Balmain boasts an iconic archive of celebrity content as well as some of the most published collaborations and campaigns.
One interesting fact from this research is that the reach for these groups of reposted historic content did not differ significantly from the more recent campaign content, yet the engagement (likes + comments / followers) was much higher.
It’s clear that content from the archives is working. Audiences are in the mood for nostalgia, and it feels as though brand fans are indulging in how things were, looking fondly back at times when things were a bit more normal.
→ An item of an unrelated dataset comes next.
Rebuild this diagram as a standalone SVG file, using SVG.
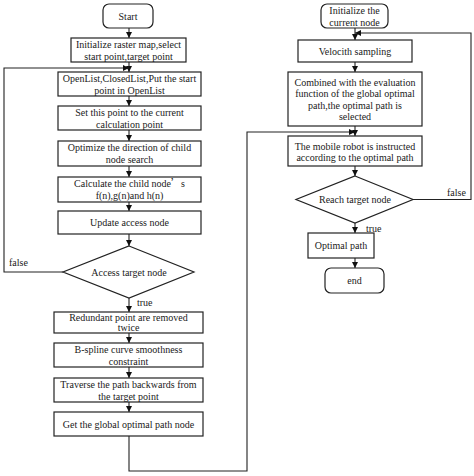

Choices, Choices, Choices.
Once you have community created content pouring in and your entire brand archive in your Dash Hudson Library (there’s no limit), how do you choose what to post? Without your team around you to bounce ideas off, it can be difficult to make these choices from the same four walls you’ve been working in, alone, for the past few weeks. Enter your new favorite colleague: Vision.
Imagine Vision as that person across the desk who always gives you a straight, unbiased answer (we know that doesn’t actually exist, that’s why we made Vision). You show them a bunch of seemingly similar content and they, without hesitation, say “out of the pile of images, these are the top 5. These will perform best.”
Vision is Dash Hudson’s visual intelligence tool that actually predicts the performance of a photo before it goes live. You read that right — it looks at your pictures and tells you which ones your audience is most likely to engage with the most and the least. This is how leading brands are making data-backed decisions on what to post.
For those wanting to go down the Vision wormhole, click here.
With a community of content creators to source from, an archive of location/studio shoots at your fingertips, and visual performance predictions, adjusting to a new content mix and new ways of working will be smooth, less labour intensive — and, best of all, effective.